The student will acquire the knowledge of foundations of Mathematical Physics, with a deep understanding of the basic applications of mathematical methods to the study of physical problems. Moreover, the student must become able to read and understand advanced text of Mathematical Physics.

Applying knowledge and understanding: the student must become able to produce formal proofs of results of Classical Mechanics and Mathematical Physics, and to expose, analyze and solve simple problems of Classical Mechanics with a clear mathematical formulation.
Moreover, the student will be able to apply computational tools to the mathematical modeling.

Making judgements: the student must become able to construct, develop and apply theoretical reasoning in the context of Mathematical Physics, with a deep ability to distinguish correct and wrong assumptions and methods.

Communication skills: the student must acquire the correct terminology and language of Mathematical Physics and the ability to expose their results and techniques to an audience, in both cases of qualified and unqualified audience.
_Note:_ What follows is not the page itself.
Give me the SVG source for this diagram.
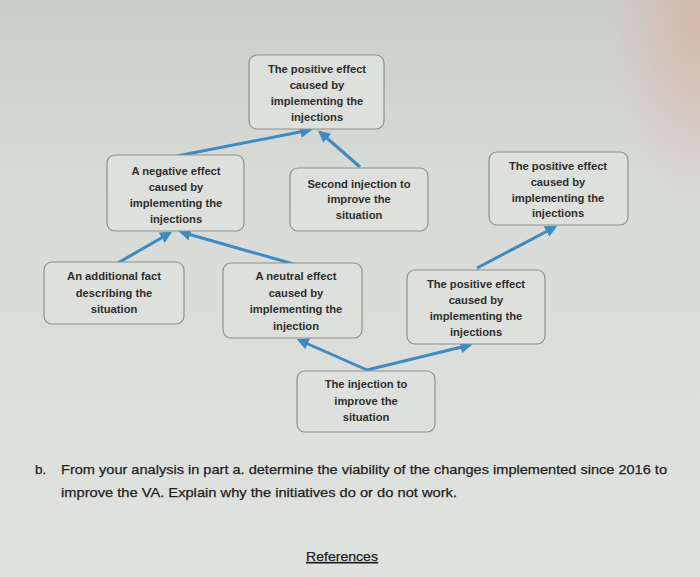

Learning skills: the student must become able to autonomously continue the study of Mathematical Physics and in general to complete his preparation in Mathematics or in other scientific fields with an open minded approach, and must become able to gain knowledge from specialized text and journals.


Basic calculus of the first year courses; mandatory propedeuticities: Mathematical Analysis 1, Geometry 1A.

Course contents summary

Introduction to mathematical modelling through differential equations. The first part of the lectures is relevant to the Hamiltonian mechanics, Liapunov’s stability theory for systems of ordinary differential equations, with applications to mathematical models in Mechanics, Population Dynamics and Epidemiology.

Course contents

Hamiltonian Mechanics:
Phase space, Legendre Transform, Hamiltonian function,
Canonical Hamiltonian System

Dynamical Systems. Equilibria and Stability. Lyapunov Methods.
Linear and nonlinear models in Mechanics.
Mathematical models in Population Dynamics.
Van der Pol equation.
Bifurcation theory, Hopf theorem, limit cycles.
Poincarè-Bendixon theorem.
Lorenz system and chaos.
Discrete dynamical systems. Feigenbaum map.

Recommended readings

G.L. CARAFFINI, M. IORI, G. SPIGA, Proprietà elementari dei sistemi
dinamici, Appunti per il corso di Meccanica Razionale, UNIVERSITA' DEGLI
STUDI DI PARMA, a.a 1998-99;
G. BORGIOLI, Modelli Matematici di evoluzione ed equazioni differenziali,
Quaderni di Matematica per le Scienze Applicate/2, CELID, TORINO, 1996;
R. RIGANTI, Biforcazioni e Caos nei modelli matematici delle Scienze
applicate, LEVROTTO & BELLA TORINO, 2000;
M.W HIRSCH, S. SMALE, Differential Equations, Dynamical Systems and
Linear Algebra, ACADEMIC PRESS, NEW YORK, 1974;
J. GUCKENHEIMER, P. HOLMES, Nonlinear Oscillations, Dynamical Systems
and Bifurcations of Vectors Fields, SPRINGER-VERLAG, NEW YORK, 1983;
M. SQUASSINA, S. ZUCCHER, Introduzione all'analisi qualitativa delle
equazioni differenziali ordinarie (ebook), APOGEO, 2008.

Teaching methods

Lectures and exercises; laboratory of Matlab numerical simulation

Assessment methods and criteria

Oral exam and discussion of a project about a specific mathematical model in Applied Sciences.